La incógnita de la ecuación es por qué el venezolano ha elegido acatar las órdenes que de un lado y del otro, por qué ha tolerado la corrupción, el abuso y el engaño, por qué no ha estallado en la peor crisis de su historia, por qué ha renunciado a su derecho a protestar, por qué le indigna que alguien tranque una autopista y no que nadie haga absolutamente nada, por qué sigue escuchando promesas, por qué sigue esperando que “alguien resuelva.”

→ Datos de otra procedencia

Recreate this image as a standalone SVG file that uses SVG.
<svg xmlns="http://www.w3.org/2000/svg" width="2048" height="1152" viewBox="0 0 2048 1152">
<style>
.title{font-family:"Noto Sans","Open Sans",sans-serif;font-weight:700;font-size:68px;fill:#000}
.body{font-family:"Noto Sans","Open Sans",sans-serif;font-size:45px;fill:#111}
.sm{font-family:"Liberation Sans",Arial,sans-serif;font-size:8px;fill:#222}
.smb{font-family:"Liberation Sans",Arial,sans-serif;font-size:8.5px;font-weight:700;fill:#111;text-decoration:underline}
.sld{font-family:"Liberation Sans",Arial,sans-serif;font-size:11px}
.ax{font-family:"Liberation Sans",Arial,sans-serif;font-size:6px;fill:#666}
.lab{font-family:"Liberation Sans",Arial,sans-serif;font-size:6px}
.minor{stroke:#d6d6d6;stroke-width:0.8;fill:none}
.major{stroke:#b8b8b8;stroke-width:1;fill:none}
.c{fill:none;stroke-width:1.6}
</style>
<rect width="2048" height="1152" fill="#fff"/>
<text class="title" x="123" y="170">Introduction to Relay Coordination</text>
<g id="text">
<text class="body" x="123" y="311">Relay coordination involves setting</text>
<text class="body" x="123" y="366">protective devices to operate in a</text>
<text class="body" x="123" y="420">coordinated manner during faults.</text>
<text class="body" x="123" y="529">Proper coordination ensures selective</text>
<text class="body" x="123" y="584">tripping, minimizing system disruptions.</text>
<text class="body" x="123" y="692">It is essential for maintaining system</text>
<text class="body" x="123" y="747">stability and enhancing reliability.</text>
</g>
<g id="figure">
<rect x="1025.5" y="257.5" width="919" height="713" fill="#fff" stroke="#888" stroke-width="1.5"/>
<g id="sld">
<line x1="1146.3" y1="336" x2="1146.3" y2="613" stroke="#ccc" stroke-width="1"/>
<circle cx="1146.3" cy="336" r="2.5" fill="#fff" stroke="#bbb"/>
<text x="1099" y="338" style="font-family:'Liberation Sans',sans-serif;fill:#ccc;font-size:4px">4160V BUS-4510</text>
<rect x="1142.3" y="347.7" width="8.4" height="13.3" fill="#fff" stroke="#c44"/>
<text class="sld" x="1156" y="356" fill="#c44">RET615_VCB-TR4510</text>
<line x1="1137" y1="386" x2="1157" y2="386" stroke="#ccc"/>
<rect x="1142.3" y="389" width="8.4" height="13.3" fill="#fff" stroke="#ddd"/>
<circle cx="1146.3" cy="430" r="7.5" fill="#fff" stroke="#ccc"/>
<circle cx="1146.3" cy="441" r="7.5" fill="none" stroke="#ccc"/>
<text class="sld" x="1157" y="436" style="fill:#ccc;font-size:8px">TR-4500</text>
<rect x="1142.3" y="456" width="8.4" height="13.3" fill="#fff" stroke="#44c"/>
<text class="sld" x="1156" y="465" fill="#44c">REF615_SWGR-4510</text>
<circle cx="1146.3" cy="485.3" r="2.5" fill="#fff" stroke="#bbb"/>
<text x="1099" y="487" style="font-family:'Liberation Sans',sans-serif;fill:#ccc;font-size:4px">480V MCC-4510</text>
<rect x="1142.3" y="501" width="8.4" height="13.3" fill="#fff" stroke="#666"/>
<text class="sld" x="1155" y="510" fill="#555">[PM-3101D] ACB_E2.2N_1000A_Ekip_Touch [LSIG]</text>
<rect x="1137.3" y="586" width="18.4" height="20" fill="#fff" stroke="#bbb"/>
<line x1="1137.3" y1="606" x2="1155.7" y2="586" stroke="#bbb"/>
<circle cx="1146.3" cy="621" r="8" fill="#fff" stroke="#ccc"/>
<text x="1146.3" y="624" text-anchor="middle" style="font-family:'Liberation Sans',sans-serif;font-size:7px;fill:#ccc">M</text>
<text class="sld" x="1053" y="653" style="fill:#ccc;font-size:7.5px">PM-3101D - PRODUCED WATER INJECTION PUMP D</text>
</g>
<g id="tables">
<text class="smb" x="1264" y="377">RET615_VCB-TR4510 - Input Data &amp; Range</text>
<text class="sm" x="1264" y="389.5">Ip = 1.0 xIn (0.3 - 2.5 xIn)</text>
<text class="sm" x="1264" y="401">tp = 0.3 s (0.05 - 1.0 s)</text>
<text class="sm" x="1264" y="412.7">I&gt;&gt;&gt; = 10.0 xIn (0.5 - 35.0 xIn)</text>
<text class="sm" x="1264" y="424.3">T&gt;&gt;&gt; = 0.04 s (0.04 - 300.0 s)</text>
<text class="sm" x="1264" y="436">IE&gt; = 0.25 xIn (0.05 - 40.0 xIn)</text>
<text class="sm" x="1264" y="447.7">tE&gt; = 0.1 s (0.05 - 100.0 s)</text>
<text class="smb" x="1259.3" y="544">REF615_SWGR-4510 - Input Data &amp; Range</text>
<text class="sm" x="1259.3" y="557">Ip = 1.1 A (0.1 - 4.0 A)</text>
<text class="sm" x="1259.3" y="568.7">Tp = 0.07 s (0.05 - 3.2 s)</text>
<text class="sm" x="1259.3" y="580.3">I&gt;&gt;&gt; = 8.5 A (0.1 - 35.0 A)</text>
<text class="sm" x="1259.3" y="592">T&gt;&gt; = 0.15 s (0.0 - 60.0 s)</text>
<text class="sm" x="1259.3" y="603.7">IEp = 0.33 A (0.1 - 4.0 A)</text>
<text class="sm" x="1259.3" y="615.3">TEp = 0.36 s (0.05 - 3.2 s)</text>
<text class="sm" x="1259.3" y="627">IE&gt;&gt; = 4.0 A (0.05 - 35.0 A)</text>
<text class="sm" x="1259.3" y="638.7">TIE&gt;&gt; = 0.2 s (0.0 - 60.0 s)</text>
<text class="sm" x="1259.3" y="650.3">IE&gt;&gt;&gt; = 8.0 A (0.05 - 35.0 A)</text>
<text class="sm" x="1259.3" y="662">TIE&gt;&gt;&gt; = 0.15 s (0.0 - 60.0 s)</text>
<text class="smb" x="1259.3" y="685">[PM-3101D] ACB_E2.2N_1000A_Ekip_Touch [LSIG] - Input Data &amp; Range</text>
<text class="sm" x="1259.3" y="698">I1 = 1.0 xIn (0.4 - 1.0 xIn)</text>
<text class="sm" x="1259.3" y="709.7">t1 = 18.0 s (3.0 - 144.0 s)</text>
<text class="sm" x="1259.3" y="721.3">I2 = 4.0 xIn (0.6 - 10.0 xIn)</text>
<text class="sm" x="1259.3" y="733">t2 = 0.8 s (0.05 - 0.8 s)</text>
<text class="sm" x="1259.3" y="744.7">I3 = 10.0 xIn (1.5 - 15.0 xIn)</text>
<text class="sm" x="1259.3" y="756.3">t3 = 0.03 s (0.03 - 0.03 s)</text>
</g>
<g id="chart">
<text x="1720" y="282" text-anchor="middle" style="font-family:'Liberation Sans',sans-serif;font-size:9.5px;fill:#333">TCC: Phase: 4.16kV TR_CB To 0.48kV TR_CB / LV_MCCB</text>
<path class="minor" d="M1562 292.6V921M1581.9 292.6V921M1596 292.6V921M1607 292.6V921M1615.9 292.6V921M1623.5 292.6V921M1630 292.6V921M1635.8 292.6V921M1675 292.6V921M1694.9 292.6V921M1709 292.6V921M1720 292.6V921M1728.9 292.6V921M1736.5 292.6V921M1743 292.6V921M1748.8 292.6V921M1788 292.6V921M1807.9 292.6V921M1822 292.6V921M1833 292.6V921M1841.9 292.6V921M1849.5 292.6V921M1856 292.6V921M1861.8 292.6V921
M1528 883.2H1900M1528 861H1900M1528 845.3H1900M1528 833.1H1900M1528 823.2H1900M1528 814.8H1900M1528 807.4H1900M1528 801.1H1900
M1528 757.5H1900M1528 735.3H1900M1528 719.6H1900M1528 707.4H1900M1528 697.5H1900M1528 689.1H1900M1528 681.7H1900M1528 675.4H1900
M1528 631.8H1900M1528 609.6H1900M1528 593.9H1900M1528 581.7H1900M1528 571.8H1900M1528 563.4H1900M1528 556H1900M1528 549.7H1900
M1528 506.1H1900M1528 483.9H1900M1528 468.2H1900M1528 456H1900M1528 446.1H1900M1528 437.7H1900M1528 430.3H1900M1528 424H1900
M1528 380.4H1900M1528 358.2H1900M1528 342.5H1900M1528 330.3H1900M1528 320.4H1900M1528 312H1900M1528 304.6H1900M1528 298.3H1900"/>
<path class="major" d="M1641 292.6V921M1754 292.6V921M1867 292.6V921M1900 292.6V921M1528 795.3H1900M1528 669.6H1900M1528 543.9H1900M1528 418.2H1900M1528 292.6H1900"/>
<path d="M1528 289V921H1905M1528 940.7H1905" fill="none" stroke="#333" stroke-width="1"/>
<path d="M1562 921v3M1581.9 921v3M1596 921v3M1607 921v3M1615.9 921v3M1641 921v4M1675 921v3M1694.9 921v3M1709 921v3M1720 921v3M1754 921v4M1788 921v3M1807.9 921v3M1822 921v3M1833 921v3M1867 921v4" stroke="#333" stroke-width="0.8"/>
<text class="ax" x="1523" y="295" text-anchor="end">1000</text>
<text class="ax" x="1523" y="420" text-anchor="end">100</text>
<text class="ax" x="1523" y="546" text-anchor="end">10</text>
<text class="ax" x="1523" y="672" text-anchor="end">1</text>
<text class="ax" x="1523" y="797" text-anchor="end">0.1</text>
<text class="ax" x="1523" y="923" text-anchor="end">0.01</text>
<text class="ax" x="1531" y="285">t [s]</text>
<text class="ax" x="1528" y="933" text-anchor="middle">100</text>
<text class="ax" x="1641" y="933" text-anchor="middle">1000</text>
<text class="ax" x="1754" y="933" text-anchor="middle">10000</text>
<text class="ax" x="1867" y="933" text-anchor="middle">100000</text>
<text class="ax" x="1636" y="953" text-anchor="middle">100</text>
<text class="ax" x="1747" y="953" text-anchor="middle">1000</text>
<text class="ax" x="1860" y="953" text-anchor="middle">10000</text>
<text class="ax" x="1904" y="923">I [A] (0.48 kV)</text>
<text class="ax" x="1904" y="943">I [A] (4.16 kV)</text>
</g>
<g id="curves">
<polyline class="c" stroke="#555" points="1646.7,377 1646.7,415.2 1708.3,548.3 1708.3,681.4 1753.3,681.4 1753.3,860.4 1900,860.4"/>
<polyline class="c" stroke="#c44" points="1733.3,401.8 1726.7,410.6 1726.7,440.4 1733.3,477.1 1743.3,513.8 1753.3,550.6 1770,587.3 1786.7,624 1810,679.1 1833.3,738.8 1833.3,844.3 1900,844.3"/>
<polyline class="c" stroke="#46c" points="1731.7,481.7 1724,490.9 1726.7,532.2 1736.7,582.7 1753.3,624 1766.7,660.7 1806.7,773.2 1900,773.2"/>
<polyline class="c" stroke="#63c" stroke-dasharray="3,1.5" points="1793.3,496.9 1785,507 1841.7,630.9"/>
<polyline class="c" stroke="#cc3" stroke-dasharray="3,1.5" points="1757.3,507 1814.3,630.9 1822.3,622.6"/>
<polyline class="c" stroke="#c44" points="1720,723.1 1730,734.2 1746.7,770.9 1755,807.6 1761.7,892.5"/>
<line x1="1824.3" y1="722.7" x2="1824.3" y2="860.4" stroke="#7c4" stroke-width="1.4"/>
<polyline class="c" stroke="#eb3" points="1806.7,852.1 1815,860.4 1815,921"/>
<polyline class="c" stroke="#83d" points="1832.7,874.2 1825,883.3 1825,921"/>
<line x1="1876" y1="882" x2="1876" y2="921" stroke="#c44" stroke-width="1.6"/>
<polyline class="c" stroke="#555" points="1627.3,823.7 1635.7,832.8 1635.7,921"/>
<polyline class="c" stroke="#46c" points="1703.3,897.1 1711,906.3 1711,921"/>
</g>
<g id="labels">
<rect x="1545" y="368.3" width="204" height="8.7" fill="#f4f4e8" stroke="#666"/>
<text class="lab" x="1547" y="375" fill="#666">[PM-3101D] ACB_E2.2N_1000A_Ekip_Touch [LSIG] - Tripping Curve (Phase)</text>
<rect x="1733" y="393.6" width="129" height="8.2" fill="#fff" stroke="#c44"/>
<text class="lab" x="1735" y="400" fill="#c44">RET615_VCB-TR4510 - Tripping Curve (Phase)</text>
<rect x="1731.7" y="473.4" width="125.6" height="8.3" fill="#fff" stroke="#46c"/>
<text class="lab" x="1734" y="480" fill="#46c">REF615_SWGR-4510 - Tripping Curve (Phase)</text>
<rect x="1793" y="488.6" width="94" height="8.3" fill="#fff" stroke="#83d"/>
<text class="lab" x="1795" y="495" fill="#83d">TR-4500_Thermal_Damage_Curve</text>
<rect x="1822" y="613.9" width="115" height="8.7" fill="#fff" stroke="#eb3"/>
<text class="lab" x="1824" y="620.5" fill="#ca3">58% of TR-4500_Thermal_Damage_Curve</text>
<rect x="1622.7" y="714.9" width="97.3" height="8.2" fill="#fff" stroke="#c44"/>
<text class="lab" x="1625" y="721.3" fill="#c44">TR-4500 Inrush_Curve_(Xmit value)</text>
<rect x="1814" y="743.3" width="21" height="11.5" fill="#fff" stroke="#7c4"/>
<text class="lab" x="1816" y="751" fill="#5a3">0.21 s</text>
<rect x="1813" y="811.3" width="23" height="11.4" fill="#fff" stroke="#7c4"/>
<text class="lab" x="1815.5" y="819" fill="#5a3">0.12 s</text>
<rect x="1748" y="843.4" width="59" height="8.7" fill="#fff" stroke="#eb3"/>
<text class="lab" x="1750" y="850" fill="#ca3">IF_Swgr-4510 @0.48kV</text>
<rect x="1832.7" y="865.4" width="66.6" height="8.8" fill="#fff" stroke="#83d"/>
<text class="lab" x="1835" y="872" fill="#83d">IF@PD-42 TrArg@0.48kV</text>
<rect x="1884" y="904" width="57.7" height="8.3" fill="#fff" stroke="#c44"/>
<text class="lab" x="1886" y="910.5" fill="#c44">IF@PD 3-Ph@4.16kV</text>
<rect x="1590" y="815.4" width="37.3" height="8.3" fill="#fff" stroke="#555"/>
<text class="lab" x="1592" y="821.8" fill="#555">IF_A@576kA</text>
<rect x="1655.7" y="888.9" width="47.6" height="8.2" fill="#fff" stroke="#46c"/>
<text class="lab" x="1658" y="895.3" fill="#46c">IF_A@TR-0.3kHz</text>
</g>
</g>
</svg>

Algunos dirán que el problema es el fetiche del caudillo militar latinoamericano, el culto al líder, los que criticaban a los chavistas ahora se hacen llamar caprilistas, que la revolución es incapaz y corrupta porque así somos nosotros, y cada pueblo tiene el gobierno que se merece. Otros dirán que los venezolanos nos reímos de todo y que nunca hacemos nada, que todavía hay dinero en la calle, que los vuelos a Miami siguen llenos, que somos así porque los indios eran flojos porque les caían los mangos en la cabeza, que la culpa es de los adecos y los copeyanos, que aquí lo único que importa son las mujeres, la cerveza y la arepa, porque la verdad es que en el fondo los venezolanos somos Eudomar Santos.

Tal vez haya un poco de todo eso, quizás sea algo mucho más complejo. Sin embargo, nuestra realidad no podría ser más criolla, vivimos la típica tragicomedia novelera: Hugo prometió llevarnos al mar de la felicidad pero se fue y nos dejó nadando en un mar de mierda.

“¡Qué desgracia! ¿Quién nos salva?” Preguntó Desorden. Como respuesta queda el epitafio que Ibsen Martínez escribió para Venezuela en los años noventa: “Como vaya viniendo, vamos viendo”.